Tangents to a circle in polar coordinates

Hello s_ingram Quote:

Originally Posted by

**s_ingram** Hi guys,

I am struggling with this polar equation problem:

The polar equation of a circle is $\displaystyle r = 4\cos\theta$ and two points $\displaystyle P(4,0)$ and $\displaystyle Q(2\sqrt{2}, \frac{\pi}{4})$ are found where the circle intersects the line $\displaystyle r = 2\sqrt{2}\sec(\frac{\pi}{4}-\theta)$. Calculating P and Q was the first part of the problem. Now find the equations of the two half lines from the origin which are tangents to the circle which has PQ as diameter.

Maybe there is a way of doing this working directly with polar coordinates but I switch to cartesian and then convert back at the end. Perhaps this is not the best method - in which case I am open to suggestions.

In cartesian coordinates P is (4,0) and Q is (2,2) and the second circle with PQ as diameter can be seen to have radius $\displaystyle \sqrt 2$ and to pass through R(2,0) so I calculate it's equation to be $\displaystyle x^2 + y^2 -6x -2y + 8 = 0$. See attachment. But I can't see a way to calculate the tangents from the origin! I don't know which points on the second circle will have tangents passing through the origin.

I tried implicit differentition to get a general gradient but I couldn't see how to use it. Can anyone help?

I think you're overlooking some basic geometry here about tangents to a circle.

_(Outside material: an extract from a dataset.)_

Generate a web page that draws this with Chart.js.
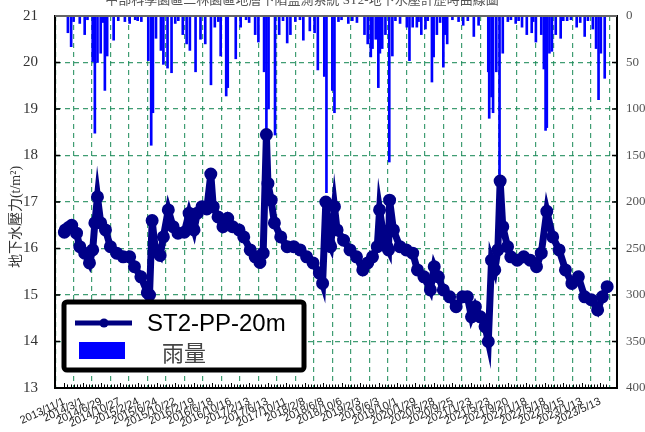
<!DOCTYPE html>
<html>
<head>
<meta charset="utf-8">
<script src="https://cdn.jsdelivr.net/npm/chart.js@4"></script>
<style>
  body { margin: 0; background: #fff; }
  canvas { display: block; }
</style>
</head>
<body>
<canvas id="chart1" width="645" height="432"></canvas>
<script>
const chartTitle = "中部科學園區二林園區地層下陷監測系統 ST2-地下水壓計歷時曲線圖";
const yTitle = "地下水壓力(t/m²)";
const seriesName = "ST2-PP-20m";
const rainName = "雨量";

const xTickLabels = [
  "2013/11/1", "2014/3/1", "2014/6/29", "2014/10/27", "2015/2/24", "2015/6/24",
  "2015/10/22", "2016/2/19", "2016/6/18", "2016/10/16", "2017/2/13", "2017/6/13",
  "2017/10/11", "2018/2/8", "2018/6/8", "2018/10/6", "2019/2/3", "2019/6/3",
  "2019/10/1", "2020/1/29", "2020/5/28", "2020/9/25", "2021/1/23", "2021/5/23",
  "2021/9/20", "2022/1/18", "2022/5/18", "2022/9/15", "2023/1/13", "2023/5/13"
];

// days after 2013/11/1
const pressureDays = [
  0, 6, 27, 48, 79, 100, 132, 163, 184, 198, 215, 236, 267, 299, 340, 382, 424, 455, 497, 539,
  553, 570, 591, 622, 643, 675, 706, 738, 779, 810, 842, 863, 894, 925, 951, 967, 998, 1030, 1061, 1092,
  1134, 1165, 1207, 1239, 1270, 1291, 1312, 1322, 1343, 1364, 1405, 1447, 1489, 1531, 1573, 1615, 1656, 1677, 1698, 1719,
  1729, 1754, 1771, 1813, 1855, 1897, 1938, 1970, 2001, 2032, 2047, 2074, 2095, 2105, 2112, 2137, 2179, 2220, 2262, 2293,
  2335, 2377, 2402, 2429, 2461, 2502, 2544, 2586, 2617, 2644, 2669, 2701, 2732, 2753, 2774, 2795, 2815, 2830, 2847, 2878,
  2899, 2941, 2983, 3025, 3066, 3097, 3133, 3171, 3213, 3254, 3296, 3338, 3379, 3421, 3463, 3494, 3525
];
const pressureValues = [
  16.35, 16.40, 16.45, 16.50, 16.33, 16.04, 15.90, 15.69, 15.97, 16.55, 17.11, 16.55, 16.40, 16.04, 15.90, 15.82, 15.82, 15.61, 15.39, 15.05,
  15.00, 16.60, 15.97, 15.85, 16.25, 16.83, 16.47, 16.33, 16.35, 16.76, 16.40, 16.76, 16.90, 16.85, 17.60, 16.90, 16.68, 16.47, 16.65, 16.47,
  16.40, 16.25, 15.97, 15.82, 15.70, 15.90, 18.45, 17.40, 17.04, 16.55, 16.25, 16.04, 16.04, 15.97, 15.82, 15.69, 15.47, 15.25, 17.00, 16.11,
  16.04, 16.90, 16.40, 16.18, 15.97, 15.82, 15.54, 15.69, 15.82, 16.04, 16.83, 16.25, 16.04, 15.97, 17.04, 16.40, 16.04, 15.97, 15.90, 15.54,
  15.39, 15.11, 15.61, 15.39, 15.11, 14.96, 14.75, 14.96, 14.96, 14.53, 14.75, 14.53, 14.32, 14.00, 15.75, 15.54, 15.97, 17.45, 16.47, 16.04,
  15.82, 15.75, 15.82, 15.75, 15.61, 15.90, 16.80, 16.25, 15.97, 15.54, 15.25, 15.39, 14.96, 14.90, 14.68, 14.96, 15.18
];

const rainDays = [
  23, 44, 60, 100, 132, 150, 184, 198, 215, 236, 250, 263, 278, 320, 350, 393, 424, 460, 476, 500,
  545, 564, 575, 595, 627, 643, 670, 696, 720, 740, 769, 794, 815, 852, 884, 915, 952, 977, 1000, 1015,
  1051, 1061, 1113, 1145, 1180, 1200, 1239, 1260, 1297, 1312, 1326, 1368, 1395, 1420, 1447, 1468, 1500, 1530, 1552, 1594,
  1625, 1646, 1688, 1702, 1740, 1754, 1780, 1800, 1844, 1870, 1900, 1949, 1970, 1990, 2001, 2022, 2039, 2049, 2064, 2085,
  2110, 2130, 2150, 2180, 2224, 2241, 2262, 2289, 2300, 2318, 2345, 2360, 2387, 2398, 2419, 2440, 2461, 2471, 2486, 2520,
  2560, 2590, 2620, 2659, 2690, 2753, 2759, 2774, 2784, 2805, 2826, 2847, 2880, 2900, 2931, 2950, 2972, 3003, 3035, 3045,
  3062, 3097, 3114, 3125, 3133, 3150, 3166, 3191, 3223, 3240, 3265, 3290, 3327, 3350, 3379, 3400, 3432, 3453, 3469, 3484,
  3509
];
const rainValues = [
  18, 33, 6, 8, 20, 4, 49, 126, 50, 40, 7, 80, 43, 26, 5, 6, 8, 4, 5, 6,
  48, 139, 104, 24, 37, 52, 56, 61, 8, 5, 20, 30, 37, 60, 25, 30, 74, 12, 6, 43,
  86, 77, 46, 12, 4, 7, 20, 28, 60, 125, 100, 128, 20, 5, 29, 20, 6, 4, 26, 16,
  18, 58, 65, 190, 80, 104, 6, 4, 8, 5, 7, 20, 30, 44, 35, 25, 77, 40, 35, 20,
  157, 43, 5, 8, 12, 48, 12, 12, 6, 20, 14, 5, 71, 44, 20, 7, 55, 20, 30, 4,
  6, 10, 5, 22, 10, 60, 110, 87, 104, 60, 178, 40, 6, 4, 8, 5, 12, 20, 18, 6,
  28, 20, 57, 123, 120, 40, 38, 20, 24, 5, 5, 4, 12, 7, 22, 5, 14, 35, 90, 40,
  67
];

function dayOf(label) {
  const [y, m, d] = label.split("/").map(Number);
  return (Date.UTC(y, m - 1, d) - Date.UTC(2013, 10, 1)) / 86400000;
}

const gridGreen = "rgba(30,140,90,0.85)";

// no automatic label padding, so the plot box sits where layout.padding puts it
function noPad(s) {
  s.paddingTop = 0; s.paddingBottom = 0; s.paddingLeft = 0; s.paddingRight = 0;
}

// frame, inner ticks, titles and boxed legend
const decorPlugin = {
  id: "decor",
  afterDraw(chart) {
    const c = chart.ctx;
    const a = chart.chartArea;
    const x = chart.scales.x, y = chart.scales.y;
    c.save();
    c.strokeStyle = "#000";
    c.lineWidth = 1.5;
    c.beginPath();
    for (let v = 13; v <= 21; v++) {
      const py = y.getPixelForValue(v);
      c.moveTo(a.left, py); c.lineTo(a.left + 5, py);
      c.moveTo(a.right, py); c.lineTo(a.right - 5, py);
    }
    c.stroke();
    c.lineWidth = 1;
    c.beginPath();
    for (let d = 0; d <= x.max; d += 20) {
      const px = Math.round(x.getPixelForValue(d)) + 0.5;
      const len = d % 120 === 0 ? 5 : 3.5;
      c.moveTo(px, a.bottom); c.lineTo(px, a.bottom - len);
    }
    c.stroke();
    c.strokeStyle = "#666";
    c.lineWidth = 2;
    c.beginPath();
    c.moveTo(a.left, a.top); c.lineTo(a.right, a.top);
    c.stroke();

    c.fillStyle = "#555";
    c.font = "13px 'Liberation Serif', 'Noto Sans CJK TC', serif";
    c.textAlign = "center";
    c.textBaseline = "middle";
    c.fillText(chartTitle, 302, 1);

    c.save();
    c.translate(16, 217);
    c.rotate(-Math.PI / 2);
    c.fillStyle = "#333";
    c.font = "14px 'Liberation Serif', 'Noto Sans CJK TC', serif";
    c.fillText(yTitle, 0, 0);
    c.restore();

    // legend box
    c.fillStyle = "#fff";
    c.fillRect(62, 300, 244, 72);
    c.strokeStyle = "#000";
    c.lineWidth = 5;
    c.beginPath();
    c.roundRect(64, 302, 240, 68, 3);
    c.stroke();
    c.strokeStyle = "#000080";
    c.lineWidth = 5;
    c.beginPath();
    c.moveTo(75, 323); c.lineTo(132, 323);
    c.stroke();
    c.fillStyle = "#000080";
    c.beginPath();
    c.arc(104, 323, 4.5, 0, Math.PI * 2);
    c.fill();
    c.fillStyle = "#0000ff";
    c.fillRect(79, 342, 46, 17);
    c.textAlign = "left";
    c.fillStyle = "#000";
    c.font = "24px 'Liberation Sans', Arial, sans-serif";
    c.fillText(seriesName, 147, 324);
    c.fillStyle = "#444";
    c.font = "22px 'Noto Sans CJK TC', sans-serif";
    c.fillText(rainName, 162, 353);
    c.restore();
  }
};

const ctx = document.getElementById("chart1");
const chart = new Chart(ctx, {
  data: {
    datasets: [
      {
        type: "line",
        label: seriesName,
        data: pressureDays.map((d, i) => ({ x: d, y: pressureValues[i] })),
        yAxisID: "y",
        borderColor: "#000088",
        backgroundColor: "#000088",
        borderWidth: 7,
        pointRadius: 3,
        pointHoverRadius: 0,
        tension: 0,
      },
      {
        type: "bar",
        label: rainName,
        data: rainDays.map((d, i) => ({ x: d, y: rainValues[i] })),
        yAxisID: "y2",
        backgroundColor: "#0000ff",
        barThickness: 2,
      },
    ],
  },
  options: {
    responsive: false,
    animation: false,
    layout: { padding: { top: 16, left: 0, right: 0, bottom: 0 } },
    plugins: {
      legend: { display: false },
      tooltip: { enabled: false },
    },
    scales: {
      x: {
        type: "linear",
        min: 0,
        max: 3528,
        afterBuildTicks: (s) => { s.ticks = xTickLabels.map((l) => ({ value: dayOf(l) })); },
        afterFit: (s) => { s.height = 44; noPad(s); },
        ticks: {
          callback: (v, i) => xTickLabels[i],
          minRotation: 25,
          maxRotation: 25,
          autoSkip: false,
          padding: 7,
          color: "#222",
          font: { family: "'Liberation Sans', Arial, sans-serif", size: 11 },
        },
        grid: { color: gridGreen, lineWidth: 1.2, drawTicks: false },
        border: { color: "#000", width: 2, dash: [5, 4] },
      },
      y: {
        position: "left",
        min: 13,
        max: 21,
        afterFit: (s) => { s.width = 55; noPad(s); },
        ticks: {
          stepSize: 1,
          padding: 17,
          color: "#333",
          font: { family: "'Liberation Serif', serif", size: 15 },
        },
        grid: { color: gridGreen, lineWidth: 1.2, drawTicks: false },
        border: { color: "#000", width: 2, dash: [5, 4] },
      },
      y2: {
        position: "right",
        min: 0,
        max: 400,
        reverse: true,
        afterFit: (s) => { s.width = 28; noPad(s); },
        ticks: {
          stepSize: 50,
          padding: 9,
          color: "#555",
          font: { family: "'Liberation Serif', serif", size: 13 },
        },
        grid: { display: false, drawTicks: false },
        border: { color: "#000", width: 2 },
      },
    },
  },
  plugins: [decorPlugin],
});
</script>
</body>
</html>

Clearly OQ is perpendicular to QP, and hence is the tangent at Q. Its polar equation is therefore $\displaystyle \theta = \frac{\pi}{4}$.

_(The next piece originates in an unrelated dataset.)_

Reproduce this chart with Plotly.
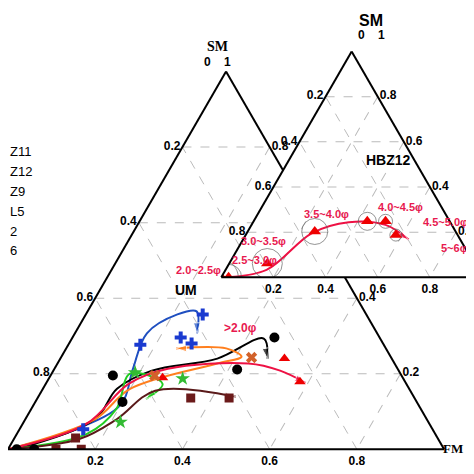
import plotly.graph_objects as go

# main ternary data: (SM=a, FM=c); UM = 1-a-c
blk_sm = [0.296, 0.195, 0.125, 0.211, 0.0, 0.0]
blk_fm = [0.463, 0.143, 0.200, 0.420, 0.06, 0.02]
blu_sm = [0.357, 0.277, 0.296, 0.280, 0.053]
blu_fm = [0.268, 0.165, 0.248, 0.281, 0.146]
red_sm = [0.240, 0.179, 0.189]
red_fm = [0.514, 0.580, 0.260]
org_sm = [0.243, 0.195]
org_fm = [0.437, 0.239]
brn_sm = [0.136, 0.136, 0.0, 0.0, 0.03]
brn_fm = [0.351, 0.439, 0.11, 0.168, 0.14]
grn_sm = [0.203, 0.187, 0.072]
grn_fm = [0.190, 0.307, 0.222]

line_blu = ([0, .053, .12, .213, .307, .357, .365, .307], [0, .13, .2, .18, .165, .21, .25, .28])
line_blk = ([0, .08, .16, .208, .24, .293, .24], [.018, .16, .17, .226, .36, .44, .475])
line_red = ([0, .067, .173, .213, .227, .208, .176], [0, .146, .19, .26, .438, .52, .594])
line_org = ([0, .08, .16, .227, .245, .267, .267], [0, .16, .2, .366, .413, .367, .252])
line_grn = ([0, .04, .107, .2, .173, .133], [0, .16, .195, .18, .268, .25])
line_brn = ([0, .027, .08, .155, .139], [0, .15, .21, .26, .453])

# inset HBZ12
ins_sm = [0.0, 0.0, 0.061, 0.203, 0.248, 0.248, 0.187]
ins_fm = [0.0, 0.028, 0.146, 0.257, 0.436, 0.506, 0.576]
ins_size = [34, 26, 30, 26, 18, 14, 12]
ins_line = ([0, .033, .195, .244, .232, .167], [.01, .157, .249, .367, .514, .635])
ins_labels = ["2.0~2.5φ", "2.5~3.0φ", "3.0~3.5φ", "3.5~4.0φ", "4.0~4.5φ", "4.5~5.0φ", "5~6φ"]

legend_names = ["Z11", "Z12", "Z9", "L5", "2", "6"]
ticks = [0.2, 0.4, 0.6, 0.8]
ticktxt = ["0.8", "0.6", "0.4", "0.2"]

fig = go.Figure()

def um(a, c):
    return [round(1 - x - y, 4) for x, y in zip(a, c)]

def pts(a, c, color, symbol, size, sub):
    fig.add_trace(go.Scatterternary(a=a, b=um(a, c), c=c, mode="markers", subplot=sub,
                                    marker=dict(color=color, symbol=symbol, size=size,
                                                line=dict(width=0)), showlegend=False))

def line(ln, color, sub, w=2):
    a, c = ln
    n = len(a)
    fig.add_trace(go.Scatterternary(a=a, b=um(a, c), c=c, mode="lines+markers", subplot=sub,
                                    line=dict(color=color, width=w, shape="spline"),
                                    marker=dict(symbol="arrow", size=[0]*(n-1)+[11], color=color,
                                                angleref="previous"), showlegend=False))

line(line_blu, "#1f4fc0", "ternary")
line(line_blk, "black", "ternary")
line(line_org, "#ff7f1e", "ternary")
line(line_grn, "#22cc22", "ternary")
line(line_brn, "#5a1a1a", "ternary")
line(line_red, "#ee1144", "ternary")
pts(blk_sm, blk_fm, "black", "circle", 10, "ternary")
pts(blu_sm, blu_fm, "#1a3ad0", "cross", 10, "ternary")
pts(red_sm, red_fm, "#ee0000", "triangle-up", 10, "ternary")
pts(org_sm, org_fm, "#d2622a", "x", 10, "ternary")
pts(brn_sm, brn_fm, "#6b1a1a", "square", 9, "ternary")
pts(grn_sm, grn_fm, "#33bb33", "star", 11, "ternary")

line(ins_line, "#ee1144", "ternary2")
fig.add_trace(go.Scatterternary(a=ins_sm, b=um(ins_sm, ins_fm), c=ins_fm, mode="markers", subplot="ternary2",
                                marker=dict(symbol="circle-open", size=ins_size, color="#666", line=dict(width=1)),
                                showlegend=False))
pts(ins_sm, ins_fm, "#ee0000", "triangle-up", 11, "ternary2")

def axis():
    return dict(tickvals=ticks, ticktext=ticktxt, showgrid=True, gridcolor="#bbb", griddash="dash",
                linecolor="black", linewidth=2, ticks="", title="",
                tickfont=dict(family="Liberation Sans", size=12, color="black", weight="bold"))

for name, dom in [("ternary", dict(x=[0, 0.92], y=[0.055, 0.88])),
                  ("ternary2", dict(x=[0.45, 1.0], y=[0.39, 0.95]))]:
    fig.update_layout({name: dict(domain=dom, bgcolor="white", sum=1,
                                  aaxis=axis(), baxis=axis(), caxis=axis())})

ann = []
def t(x, y, s, size=12, color="black", fam="Liberation Sans", bold=True, xa="center"):
    ann.append(dict(x=x, y=y, xref="paper", yref="paper", text=f"<b>{s}</b>" if bold else s, showarrow=False,
                    font=dict(size=size, color=color, family=fam), xanchor=xa, yanchor="middle"))
t(209/474, 1-38/474, "SM", 14, fam="Liberation Serif")
t(209/474, 1-54/474, "0    1", 12)
t(363/474, 1-12/474, "SM", 16)
t(363/474, 1-27/474, "0    1", 12)
t(380/474, 1-152/474, "HBZ12", 14)
t(178/474, 1-282/474, "UM", 14)
t(445/474, 1-440/474, "FM", 13, fam="Liberation Serif")
t(232/474, 1-320/474, "&gt;2.0φ", 12, "#e8194f")
lab_pos = [(190, 262), (246, 252), (256, 233), (318, 206), (392, 199)]
for (x, y), s in zip(lab_pos, ins_labels[:5]):
    t(x/474, 1-y/474, s, 11, "#e8194f")
t(462/474, 1-214/474, ins_labels[5], 11, "#e8194f", xa="right")
t(462/474, 1-240/474, ins_labels[6], 11, "#e8194f", xa="right")
for i, s in enumerate(legend_names):
    t(0, 1-(143+20*i)/474, s, 13, bold=False, xa="left")
fig.update_layout(annotations=ann, width=474, height=474, margin=dict(l=0, r=0, t=0, b=0),
                  paper_bgcolor="white", showlegend=False)
fig.write_html("out.html")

And if the point of contact of the other tangent is T and the centre of the circle is C = (3, 1), then $\displaystyle \angle OTC = 90^o$. So $\displaystyle \sin\angle COT = \frac{CT}{OC}= \frac{\sqrt2}{\sqrt{10}}$. You can easily find the sine of the angle between OC and the x-axis. So you can work out the angle between OT and the x-axis, and hence its polar equation.